* Source data

★ ★ ★ ★ ★

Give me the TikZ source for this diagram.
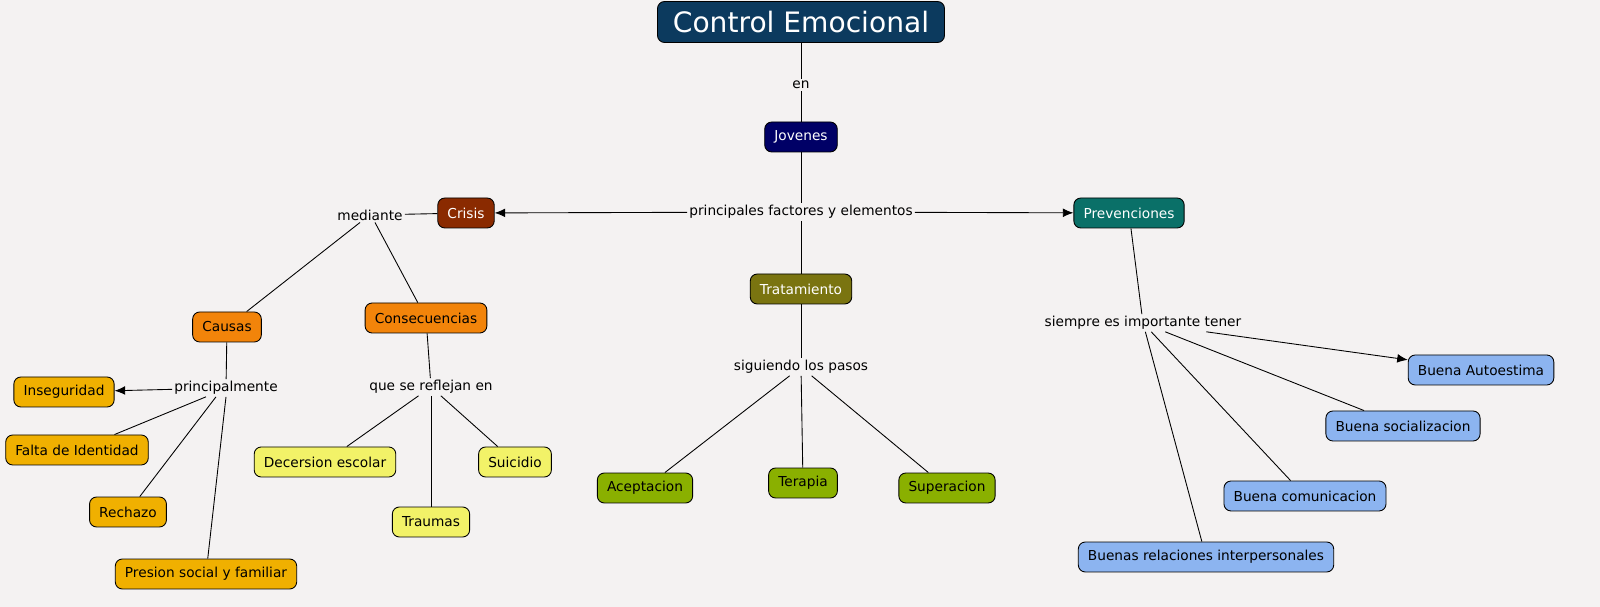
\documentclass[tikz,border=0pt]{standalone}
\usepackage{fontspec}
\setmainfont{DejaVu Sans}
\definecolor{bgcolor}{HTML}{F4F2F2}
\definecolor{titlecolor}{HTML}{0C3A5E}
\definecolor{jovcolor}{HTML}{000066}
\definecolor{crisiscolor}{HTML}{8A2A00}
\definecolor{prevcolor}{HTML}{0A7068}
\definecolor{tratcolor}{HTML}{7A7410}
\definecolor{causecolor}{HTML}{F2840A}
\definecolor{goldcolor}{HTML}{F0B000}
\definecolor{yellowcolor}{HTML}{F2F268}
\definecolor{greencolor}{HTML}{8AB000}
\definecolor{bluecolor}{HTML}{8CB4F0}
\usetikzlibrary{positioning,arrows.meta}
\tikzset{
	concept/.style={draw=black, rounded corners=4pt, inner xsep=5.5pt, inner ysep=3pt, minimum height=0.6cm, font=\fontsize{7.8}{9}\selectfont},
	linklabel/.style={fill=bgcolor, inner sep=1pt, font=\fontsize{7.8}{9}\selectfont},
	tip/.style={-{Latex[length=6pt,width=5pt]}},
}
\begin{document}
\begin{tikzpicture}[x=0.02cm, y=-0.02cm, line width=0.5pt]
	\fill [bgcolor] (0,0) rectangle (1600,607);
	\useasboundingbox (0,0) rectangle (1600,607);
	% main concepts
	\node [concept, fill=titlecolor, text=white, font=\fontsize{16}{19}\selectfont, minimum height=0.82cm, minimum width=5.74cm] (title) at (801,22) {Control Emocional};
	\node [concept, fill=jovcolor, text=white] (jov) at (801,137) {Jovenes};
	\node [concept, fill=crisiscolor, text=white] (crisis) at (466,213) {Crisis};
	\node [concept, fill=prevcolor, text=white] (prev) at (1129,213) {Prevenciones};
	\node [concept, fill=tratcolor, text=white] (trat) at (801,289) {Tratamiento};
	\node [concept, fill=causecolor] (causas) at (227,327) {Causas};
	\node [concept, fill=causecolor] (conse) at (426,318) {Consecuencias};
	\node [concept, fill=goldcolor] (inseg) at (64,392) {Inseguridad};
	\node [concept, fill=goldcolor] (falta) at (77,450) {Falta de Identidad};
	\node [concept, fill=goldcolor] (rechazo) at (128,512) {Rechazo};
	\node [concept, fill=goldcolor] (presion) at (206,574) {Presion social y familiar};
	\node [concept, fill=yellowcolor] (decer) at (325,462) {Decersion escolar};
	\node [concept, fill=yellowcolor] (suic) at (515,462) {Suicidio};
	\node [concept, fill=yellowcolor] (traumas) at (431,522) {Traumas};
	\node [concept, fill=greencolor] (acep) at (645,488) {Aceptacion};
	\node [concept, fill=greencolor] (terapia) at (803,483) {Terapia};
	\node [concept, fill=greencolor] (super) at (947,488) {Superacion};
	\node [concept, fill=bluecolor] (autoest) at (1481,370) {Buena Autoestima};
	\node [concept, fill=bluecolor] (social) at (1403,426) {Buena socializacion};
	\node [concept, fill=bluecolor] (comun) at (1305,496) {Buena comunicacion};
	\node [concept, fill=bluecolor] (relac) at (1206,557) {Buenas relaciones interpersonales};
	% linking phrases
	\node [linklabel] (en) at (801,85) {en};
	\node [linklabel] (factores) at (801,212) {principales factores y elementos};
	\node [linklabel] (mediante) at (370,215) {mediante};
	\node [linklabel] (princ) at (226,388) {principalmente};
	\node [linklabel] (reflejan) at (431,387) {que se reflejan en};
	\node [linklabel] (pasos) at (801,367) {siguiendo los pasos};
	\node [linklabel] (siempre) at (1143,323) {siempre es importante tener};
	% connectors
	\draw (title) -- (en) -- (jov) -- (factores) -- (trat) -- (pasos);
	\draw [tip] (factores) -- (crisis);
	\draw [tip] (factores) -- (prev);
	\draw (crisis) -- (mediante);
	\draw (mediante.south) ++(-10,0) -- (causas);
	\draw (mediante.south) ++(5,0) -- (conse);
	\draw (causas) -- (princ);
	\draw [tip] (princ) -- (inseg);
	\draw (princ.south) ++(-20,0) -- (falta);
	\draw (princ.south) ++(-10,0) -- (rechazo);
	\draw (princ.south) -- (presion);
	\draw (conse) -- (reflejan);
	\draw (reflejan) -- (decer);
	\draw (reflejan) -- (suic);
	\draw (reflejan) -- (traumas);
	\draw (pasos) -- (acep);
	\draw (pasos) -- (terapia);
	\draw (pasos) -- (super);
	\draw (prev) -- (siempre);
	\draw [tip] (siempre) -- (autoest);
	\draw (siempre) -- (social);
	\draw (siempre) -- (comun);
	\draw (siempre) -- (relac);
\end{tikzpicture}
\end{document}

★ ★ ★ ★ ★

* Work to be completed
Retype the whole listing, keeping every line identical and omitting all pictures.

* Task response
Give me the TikZ source for this diagram.
\documentclass[tikz,border=0pt]{standalone}
\usepackage{fontspec}
\setmainfont{DejaVu Sans}
\definecolor{bgcolor}{HTML}{F4F2F2}
\definecolor{titlecolor}{HTML}{0C3A5E}
\definecolor{jovcolor}{HTML}{000066}
\definecolor{crisiscolor}{HTML}{8A2A00}
\definecolor{prevcolor}{HTML}{0A7068}
\definecolor{tratcolor}{HTML}{7A7410}
\definecolor{causecolor}{HTML}{F2840A}
\definecolor{goldcolor}{HTML}{F0B000}
\definecolor{yellowcolor}{HTML}{F2F268}
\definecolor{greencolor}{HTML}{8AB000}
\definecolor{bluecolor}{HTML}{8CB4F0}
\usetikzlibrary{positioning,arrows.meta}
\tikzset{
	concept/.style={draw=black, rounded corners=4pt, inner xsep=5.5pt, inner ysep=3pt, minimum height=0.6cm, font=\fontsize{7.8}{9}\selectfont},
	linklabel/.style={fill=bgcolor, inner sep=1pt, font=\fontsize{7.8}{9}\selectfont},
	tip/.style={-{Latex[length=6pt,width=5pt]}},
}
\begin{document}
\begin{tikzpicture}[x=0.02cm, y=-0.02cm, line width=0.5pt]
	\fill [bgcolor] (0,0) rectangle (1600,607);
	\useasboundingbox (0,0) rectangle (1600,607);
	% main concepts
	\node [concept, fill=titlecolor, text=white, font=\fontsize{16}{19}\selectfont, minimum height=0.82cm, minimum width=5.74cm] (title) at (801,22) {Control Emocional};
	\node [concept, fill=jovcolor, text=white] (jov) at (801,137) {Jovenes};
	\node [concept, fill=crisiscolor, text=white] (crisis) at (466,213) {Crisis};
	\node [concept, fill=prevcolor, text=white] (prev) at (1129,213) {Prevenciones};
	\node [concept, fill=tratcolor, text=white] (trat) at (801,289) {Tratamiento};
	\node [concept, fill=causecolor] (causas) at (227,327) {Causas};
	\node [concept, fill=causecolor] (conse) at (426,318) {Consecuencias};
	\node [concept, fill=goldcolor] (inseg) at (64,392) {Inseguridad};
	\node [concept, fill=goldcolor] (falta) at (77,450) {Falta de Identidad};
	\node [concept, fill=goldcolor] (rechazo) at (128,512) {Rechazo};
	\node [concept, fill=goldcolor] (presion) at (206,574) {Presion social y familiar};
	\node [concept, fill=yellowcolor] (decer) at (325,462) {Decersion escolar};
	\node [concept, fill=yellowcolor] (suic) at (515,462) {Suicidio};
	\node [concept, fill=yellowcolor] (traumas) at (431,522) {Traumas};
	\node [concept, fill=greencolor] (acep) at (645,488) {Aceptacion};
	\node [concept, fill=greencolor] (terapia) at (803,483) {Terapia};
	\node [concept, fill=greencolor] (super) at (947,488) {Superacion};
	\node [concept, fill=bluecolor] (autoest) at (1481,370) {Buena Autoestima};
	\node [concept, fill=bluecolor] (social) at (1403,426) {Buena socializacion};
	\node [concept, fill=bluecolor] (comun) at (1305,496) {Buena comunicacion};
	\node [concept, fill=bluecolor] (relac) at (1206,557) {Buenas relaciones interpersonales};
	% linking phrases
	\node [linklabel] (en) at (801,85) {en};
	\node [linklabel] (factores) at (801,212) {principales factores y elementos};
	\node [linklabel] (mediante) at (370,215) {mediante};
	\node [linklabel] (princ) at (226,388) {principalmente};
	\node [linklabel] (reflejan) at (431,387) {que se reflejan en};
	\node [linklabel] (pasos) at (801,367) {siguiendo los pasos};
	\node [linklabel] (siempre) at (1143,323) {siempre es importante tener};
	% connectors
	\draw (title) -- (en) -- (jov) -- (factores) -- (trat) -- (pasos);
	\draw [tip] (factores) -- (crisis);
	\draw [tip] (factores) -- (prev);
	\draw (crisis) -- (mediante);
	\draw (mediante.south) ++(-10,0) -- (causas);
	\draw (mediante.south) ++(5,0) -- (conse);
	\draw (causas) -- (princ);
	\draw [tip] (princ) -- (inseg);
	\draw (princ.south) ++(-20,0) -- (falta);
	\draw (princ.south) ++(-10,0) -- (rechazo);
	\draw (princ.south) -- (presion);
	\draw (conse) -- (reflejan);
	\draw (reflejan) -- (decer);
	\draw (reflejan) -- (suic);
	\draw (reflejan) -- (traumas);
	\draw (pasos) -- (acep);
	\draw (pasos) -- (terapia);
	\draw (pasos) -- (super);
	\draw (prev) -- (siempre);
	\draw [tip] (siempre) -- (autoest);
	\draw (siempre) -- (social);
	\draw (siempre) -- (comun);
	\draw (siempre) -- (relac);
\end{tikzpicture}
\end{document}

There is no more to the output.